メンタル的な要素は何もない、『純粋な』起立性調節障害。
珍しいけど一定数いる。
この子たちは、迷わず身体疾患だ。
思春期に身体がぐっと大きくなり、自律神経が追いつかずにバランスを崩すのが原因。
交感神経のスイッチが入らないせいで、血圧が下がってふらふら、心臓がドキドキして疲れやすい。
心臓・血管系の病気で異論ないと思う。
そのうち自然に治りますと説明している。(あとメトリジンがよく効く)
こころが関与している子
そうではない、メンタルが絡んでくる子。
こちらが大多数。
この子たちには丁寧な問診が必要となる。
起立性調節障害のみでは、遅刻は多くても、頻回な欠席は理屈に合わない。
朝調子が悪く、午後からは元気になる病気だ。
調子がよくなってから遅刻で登校するはず。
キーワードはコレ。
遅刻すると周囲の目が気になって気まずいので、いっそのことお休みした方が気がラク。
でもお休みすると翌日の登校のハードルが上がり、さらに朝起きられない。
そのままズルズルお休みが増える。
こんなセリフが出てきたら、メンタルの関与を強く疑う。
他にも休日は朝から元気とか、夏休みは症状がないとか。
精神的な関与を強く疑う。
こんな子にどう説明するか。
まず、「起立性調節障害は身体疾患である」と言い切ることにしている(理由は後述)。
身体の病気なのであなたは悪くない、サボりでないことも分かっている、と。
その上で、ここまで症状が悪化する子は精神的な理由が絡んでいることが多いと伝える。
何か思い当たるストレスなどありますか? と。
すると、ポツリポツリと話してくれる。
大抵は学校がストレスなのだ。
ストレスがかかると起立性調節障害の症状が悪化する。
症状が悪化すると、登校のハードルが上がり、よりストレスがかかる。
この循環を断ち切るために、学校のストレスを減らしていきましょう、と言っている。(メトリジン効かないし)

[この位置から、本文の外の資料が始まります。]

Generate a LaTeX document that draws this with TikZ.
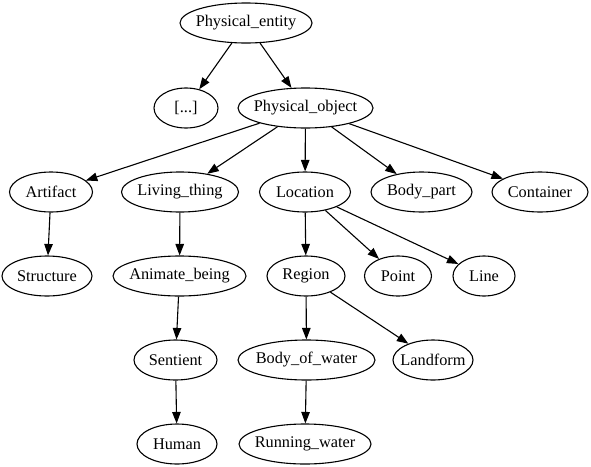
\documentclass[tikz,border=0pt]{standalone}
\usepackage{fontspec}
\setmainfont{Liberation Serif}
\usetikzlibrary{shapes.geometric,arrows.meta}
\tikzset{
  nd/.style={ellipse,draw,line width=1.1pt,inner sep=0pt,minimum height=40pt,font=\fontsize{16.3}{19}\selectfont},
  ed/.style={draw,line width=1.1pt,-{Triangle[length=11.5pt,width=8.5pt]}}
}
\newcommand{\lbl}[1]{\makebox[0pt]{#1}}
\begin{document}
\begin{tikzpicture}[x=1pt,y=-1pt]
\useasboundingbox (0,0) rectangle (591,466);
\node[nd,minimum width=132pt] (pe) at (246,23) {\lbl{Physical\_entity}};
\node[nd,minimum width=64pt] (dots) at (186,108) {\lbl{[...]}};
\node[nd,minimum width=135pt] (po) at (305.5,108) {\lbl{Physical\_object}};
\node[nd,minimum width=83pt] (art) at (51,192) {\lbl{Artifact}};
\node[nd,minimum width=117pt] (lt) at (180,192) {\lbl{Living\_thing}};
\node[nd,minimum width=91pt] (loc) at (305,192) {\lbl{Location}};
\node[nd,minimum width=101pt] (bp) at (421.5,192) {\lbl{Body\_part}};
\node[nd,minimum width=96pt] (con) at (540,192) {\lbl{Container}};
\node[nd,minimum width=90pt] (str) at (47,276) {\lbl{Structure}};
\node[nd,minimum width=133pt] (ab) at (179.5,276) {\lbl{Animate\_being}};
\node[nd,minimum width=78pt] (reg) at (306,276) {\lbl{Region}};
\node[nd,minimum width=67pt] (pt) at (398,276) {\lbl{Point}};
\node[nd,minimum width=62pt] (ln) at (484,276) {\lbl{Line}};
\node[nd,minimum width=83pt] (sen) at (175.5,360) {\lbl{Sentient}};
\node[nd,minimum width=137pt] (bw) at (306.5,360) {\lbl{Body\_of\_water}};
\node[nd,minimum width=80pt] (lf) at (433,360) {\lbl{Landform}};
\node[nd,minimum width=80pt] (hum) at (177,444) {\lbl{Human}};
\node[nd,minimum width=132pt] (rw) at (305,444) {\lbl{Running\_water}};
\draw[ed] (pe) -- (dots);
\draw[ed] (pe) -- (po);
\draw[ed] (po) -- (art);
\draw[ed] (po) -- (lt);
\draw[ed] (po) -- (loc);
\draw[ed] (po) -- (bp);
\draw[ed] (po) -- (con);
\draw[ed] (art) -- (str);
\draw[ed] (lt) -- (ab);
\draw[ed] (loc) -- (reg);
\draw[ed] (loc) -- (pt);
\draw[ed] (loc) -- (ln);
\draw[ed] (ab) -- (sen);
\draw[ed] (reg) -- (bw);
\draw[ed] (reg) -- (lf);
\draw[ed] (sen) -- (hum);
\draw[ed] (bw) -- (rw);
\end{tikzpicture}
\end{document}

正直ここ(頻回な欠席)までくると、精神的な要素が原因の大部分を占める思う。
でも身体疾患と言い切る。
理由は、病気のせいにした方がうまくいくことが多いから。
起立性調節障害になるような子は、根が真面目ないい子であることが非常に多い。
学校を休みがちな自分を責めている。
ちゃんとしなきゃいけないのに、できない自分。
自分で自分を責める。
自己肯定感が下がっている。
なので、身体の病気だから君は悪くない! と言い切る。
医者が身体の病気って言ってた。
じゃあそうなのだろう。
『身体の病気』のお墨付きがもらえると、ほっとする子が多いようだ。
※ちなみに病気というお墨付きに甘えて一時的に症状が悪化することがある。知っておいてほしい。
同時に、親御さんに向けても言っている。
親御さんから見ると、サボりとか怠け、甘えのように感じることがある。
夕方すごく元気そうで、明日は行けると思った。
なのに行けない。
土日は症状なく元気。
なのに、週明けからまた起きられない……。
親御さんは元気な我が子を目の前で見ている。
学校から逃げて仮病を使っているのではという思いが出てきておかしくない。
学校から逃げているのは間違いないので半分正解なのだけれど、
親御さんにそう思ってもらっちゃ困るので、「身体の病気です」と言い切ることにしている。
だから家でゆっくり休ませてあげてほしい、と。
自宅で親に責められると、子供は居場所がなくなる。
ただでさえ学校から逃げているのだ。
家でも追いやられたら、この子の居場所はどこになるのだろう。
自宅ではゆっくり甘やかしてほしい。
甘え癖がつかない?
ノーだ。
起立性調節障害は、もともと真面目な子に発症する。
サボり続けるのは子供自身が耐えられない。
自宅が安全基地になれば、そのうち自分の足で立ち上がる。
これ幸いとダラダラし続けられるような子は、そもそも起立性調節障害にならない。
そんな思惑があって言っている。
「起立性調節障害は身体の病気です」と。
心と身体とが重なっているけど、身体疾患です。
だから朝起きられないその子を、認めてあげてください。
本当に起きられないし、調子が悪いのも本当。
ウソじゃない。
親御さんが信じてあげてください。
自宅に居場所を確保することが何よりの治療だと、僕は思っている。